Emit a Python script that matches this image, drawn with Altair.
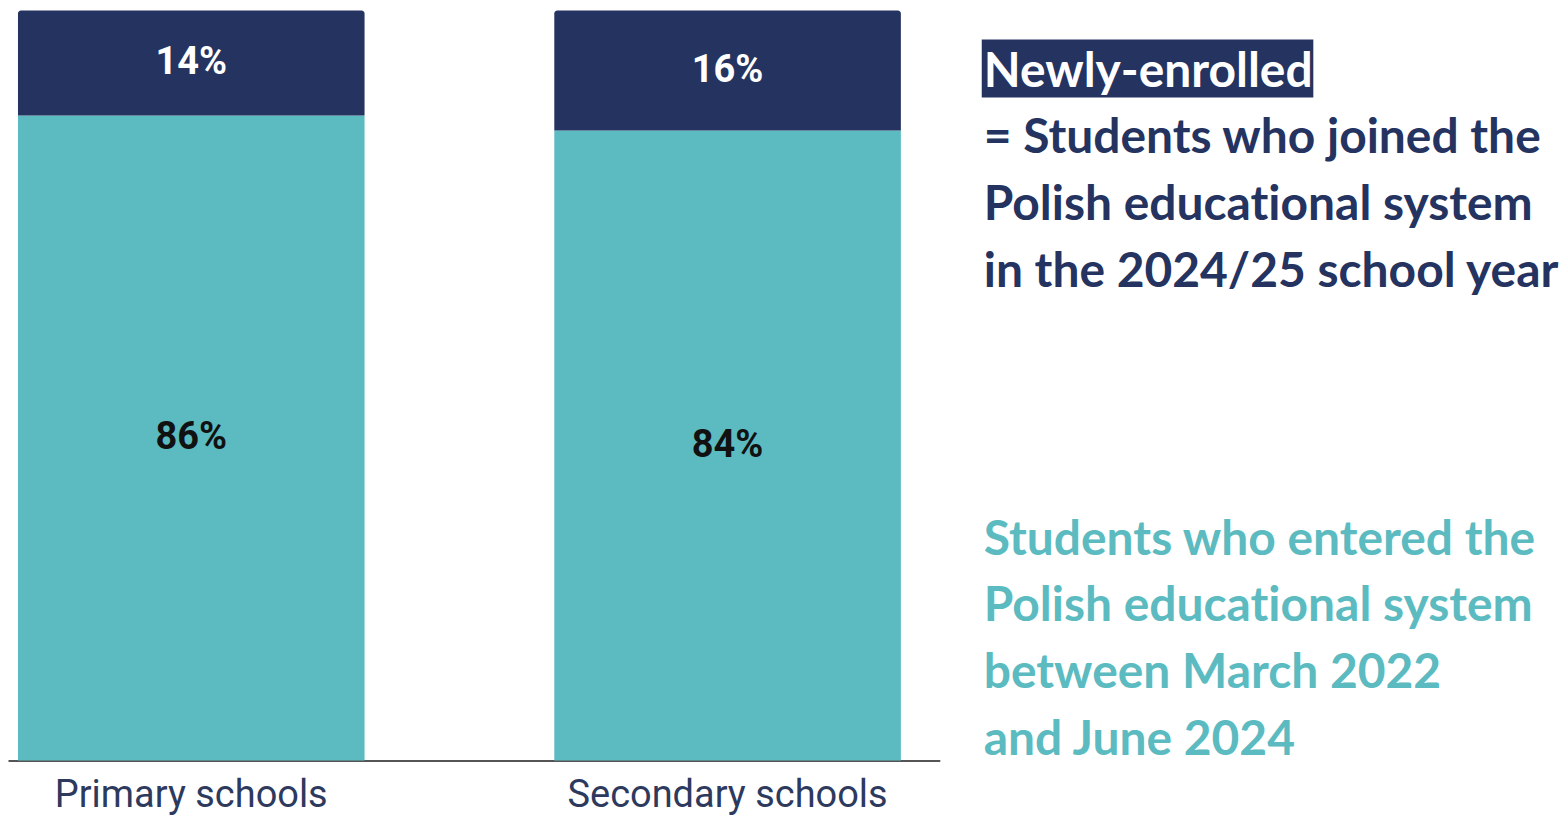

---

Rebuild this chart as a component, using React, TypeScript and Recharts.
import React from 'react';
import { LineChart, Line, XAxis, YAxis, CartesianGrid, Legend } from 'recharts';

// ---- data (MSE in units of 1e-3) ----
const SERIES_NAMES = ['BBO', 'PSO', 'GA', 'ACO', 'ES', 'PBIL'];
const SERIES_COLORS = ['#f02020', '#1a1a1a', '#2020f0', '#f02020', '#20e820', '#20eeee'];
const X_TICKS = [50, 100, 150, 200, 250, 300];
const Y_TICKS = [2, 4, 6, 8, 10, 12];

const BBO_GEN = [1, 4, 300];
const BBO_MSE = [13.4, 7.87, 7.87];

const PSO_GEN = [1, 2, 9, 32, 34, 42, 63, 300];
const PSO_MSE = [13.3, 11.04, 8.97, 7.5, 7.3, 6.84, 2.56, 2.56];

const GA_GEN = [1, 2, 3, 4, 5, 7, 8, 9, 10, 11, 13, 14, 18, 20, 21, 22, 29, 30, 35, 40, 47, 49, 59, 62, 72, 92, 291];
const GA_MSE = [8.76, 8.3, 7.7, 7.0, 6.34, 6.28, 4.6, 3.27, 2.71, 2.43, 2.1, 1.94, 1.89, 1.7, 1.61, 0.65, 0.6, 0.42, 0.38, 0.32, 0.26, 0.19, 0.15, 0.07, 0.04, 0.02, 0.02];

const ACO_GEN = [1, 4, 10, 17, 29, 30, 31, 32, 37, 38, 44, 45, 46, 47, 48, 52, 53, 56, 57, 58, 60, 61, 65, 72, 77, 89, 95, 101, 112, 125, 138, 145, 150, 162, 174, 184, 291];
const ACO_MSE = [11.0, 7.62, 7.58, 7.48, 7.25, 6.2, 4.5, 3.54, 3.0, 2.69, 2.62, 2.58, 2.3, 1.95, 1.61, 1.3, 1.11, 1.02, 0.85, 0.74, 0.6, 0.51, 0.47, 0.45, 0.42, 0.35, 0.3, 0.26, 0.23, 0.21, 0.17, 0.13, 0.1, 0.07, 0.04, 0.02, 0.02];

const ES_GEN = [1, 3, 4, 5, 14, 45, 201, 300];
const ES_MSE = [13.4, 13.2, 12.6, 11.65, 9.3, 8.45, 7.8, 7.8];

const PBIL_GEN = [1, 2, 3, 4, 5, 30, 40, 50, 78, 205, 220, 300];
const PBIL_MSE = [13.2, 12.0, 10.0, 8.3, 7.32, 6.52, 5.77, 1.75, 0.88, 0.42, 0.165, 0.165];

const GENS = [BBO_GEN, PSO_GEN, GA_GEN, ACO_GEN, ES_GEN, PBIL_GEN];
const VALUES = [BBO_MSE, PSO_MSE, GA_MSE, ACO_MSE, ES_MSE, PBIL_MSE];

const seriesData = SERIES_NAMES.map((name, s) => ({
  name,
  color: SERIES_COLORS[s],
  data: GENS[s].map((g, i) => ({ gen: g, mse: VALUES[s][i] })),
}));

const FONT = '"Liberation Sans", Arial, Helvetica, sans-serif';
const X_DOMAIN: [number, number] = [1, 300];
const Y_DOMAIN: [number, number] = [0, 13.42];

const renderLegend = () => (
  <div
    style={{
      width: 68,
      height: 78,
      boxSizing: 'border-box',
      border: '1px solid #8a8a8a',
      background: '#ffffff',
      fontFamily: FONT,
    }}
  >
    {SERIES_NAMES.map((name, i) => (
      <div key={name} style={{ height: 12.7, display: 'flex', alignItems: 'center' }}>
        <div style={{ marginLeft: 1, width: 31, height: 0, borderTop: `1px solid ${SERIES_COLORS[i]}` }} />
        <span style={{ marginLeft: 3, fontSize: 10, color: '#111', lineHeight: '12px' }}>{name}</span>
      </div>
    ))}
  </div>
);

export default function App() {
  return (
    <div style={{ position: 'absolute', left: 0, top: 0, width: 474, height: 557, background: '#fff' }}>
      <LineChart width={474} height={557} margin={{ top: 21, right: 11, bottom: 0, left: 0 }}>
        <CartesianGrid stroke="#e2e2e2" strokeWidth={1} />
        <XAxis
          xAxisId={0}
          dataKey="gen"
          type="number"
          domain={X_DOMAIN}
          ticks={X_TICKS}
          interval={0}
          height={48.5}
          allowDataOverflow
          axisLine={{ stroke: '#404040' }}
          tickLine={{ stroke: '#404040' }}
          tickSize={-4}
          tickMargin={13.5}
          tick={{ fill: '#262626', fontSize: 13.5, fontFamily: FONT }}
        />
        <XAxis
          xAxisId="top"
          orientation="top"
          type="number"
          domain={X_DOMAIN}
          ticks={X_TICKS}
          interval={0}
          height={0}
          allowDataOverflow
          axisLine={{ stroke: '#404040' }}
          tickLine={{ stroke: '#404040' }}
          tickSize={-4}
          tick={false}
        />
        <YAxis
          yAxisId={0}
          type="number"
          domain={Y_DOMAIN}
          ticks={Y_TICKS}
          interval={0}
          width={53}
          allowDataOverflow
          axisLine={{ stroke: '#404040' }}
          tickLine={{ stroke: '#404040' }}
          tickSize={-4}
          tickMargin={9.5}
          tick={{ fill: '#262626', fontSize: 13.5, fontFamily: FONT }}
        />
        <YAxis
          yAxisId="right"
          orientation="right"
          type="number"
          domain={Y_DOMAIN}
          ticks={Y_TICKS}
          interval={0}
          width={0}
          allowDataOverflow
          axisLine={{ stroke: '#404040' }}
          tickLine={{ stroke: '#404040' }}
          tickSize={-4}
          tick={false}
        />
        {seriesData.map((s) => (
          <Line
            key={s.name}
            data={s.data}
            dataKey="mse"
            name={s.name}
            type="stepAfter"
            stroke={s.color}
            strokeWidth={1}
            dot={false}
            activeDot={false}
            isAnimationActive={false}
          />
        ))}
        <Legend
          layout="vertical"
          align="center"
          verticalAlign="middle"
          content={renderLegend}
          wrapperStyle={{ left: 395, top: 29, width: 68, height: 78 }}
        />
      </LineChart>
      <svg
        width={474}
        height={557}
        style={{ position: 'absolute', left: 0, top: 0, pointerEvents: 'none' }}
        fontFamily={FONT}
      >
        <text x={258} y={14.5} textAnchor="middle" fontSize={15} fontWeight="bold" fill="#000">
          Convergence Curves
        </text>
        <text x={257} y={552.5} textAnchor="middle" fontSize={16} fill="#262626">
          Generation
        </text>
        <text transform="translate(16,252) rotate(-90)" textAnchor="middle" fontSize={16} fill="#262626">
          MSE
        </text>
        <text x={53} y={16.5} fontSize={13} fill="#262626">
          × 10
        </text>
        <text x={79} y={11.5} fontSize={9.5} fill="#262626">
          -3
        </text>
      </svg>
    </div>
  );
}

Required task |
Track down all lines above with the string "this" and copy them.

Correct output |
Emit a Python script that matches this image, drawn with Altair.
Rebuild this chart as a component, using React, TypeScript and Recharts.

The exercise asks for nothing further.